Where Compliance Meets Capability: Cleanroom Manufacturing

Designing for Cleanroom Manufacturing Without Compromise
Why Cleanroom-Ready Counts
In medical manufacturing, a product may function perfectly on paper — but moving it into cleanroom production requires a different kind of expertise.
Being cleanroom-ready is not just about cleanliness. It’s about ensuring a product can be assembled efficiently, safely, and compliantly in a controlled environment, without delays or deviations.
At Moda, we help clients make that transition — providing input that respects design intent while preparing products for real-world production.
What Cleanroom-Ready Really Means
A cleanroom is a controlled environment where air quality, particle counts, and contamination risks are tightly regulated. Moda operates ISO 14644-1 Class 7 and Class 8 cleanrooms, certified for regulated medical manufacturing.
But success in a cleanroom takes more than simply operating in the right space. The design itself must be compatible with cleanroom assembly.
Key considerations include:
- Material selection – some materials off-gas or shed particles.
- Geometry – certain shapes are difficult to assemble or clean.
- Handling and tooling – designs must allow for gloved assembly and particle-safe tooling.
- Packaging and flow – products must move from build to packaging without contamination risk.

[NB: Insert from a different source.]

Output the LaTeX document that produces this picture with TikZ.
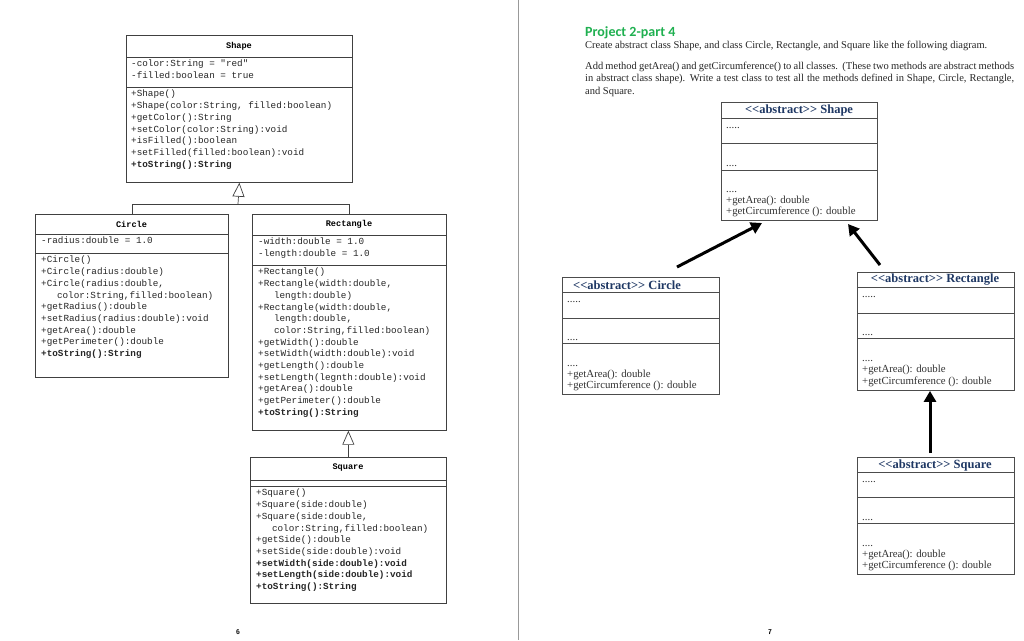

Our Role in Supporting DFM
We often work with designs supplied by start-ups, technical consultancies, and product designers. Our role isn’t to redesign, but to highlight features that may affect manufacturability and propose practical, compliant alternatives — always respecting the original intent and IP.
This can include:
- Reviewing components for cleanroom compatibility.
- Recommending geometry or tolerance refinements to improve yield.
- Advising on materials that perform well under sterilisation (ISO 11135, ISO 11137).
- Collaborating on sub-assembly optimisation for production flow.
- Identifying where early design decisions may affect validation (e.g. ISO 11607 packaging compatibility).
This design-for-manufacture (DFM) approach reduces validation time, improves production success rates, and prevents surprises later in the process.
What It’s Not
Being cleanroom-ready doesn’t mean compromising your design, abandoning chosen materials, or handing over control. It means planning ahead and collaborating with a partner who understands both design intent and regulated delivery.
Why It Matters
Every delay, scrap part, or failed validation costs time, money, and trust. Getting cleanroom compatibility right at the outset helps ensure devices reach the market efficiently, safely, and in full compliance.
At Moda, we support this process every day — quietly, collaboratively, and with one goal in mind: getting products ready for the real world, not just the drawing board.
What Clients Can Expect
- Fewer delays, reworks, and surprises
- Products that meet both regulatory and practical requirements
- A partner who treats quality with the care it deserves
At Moda, we’re not just meeting standards – we’re building trust through every detail.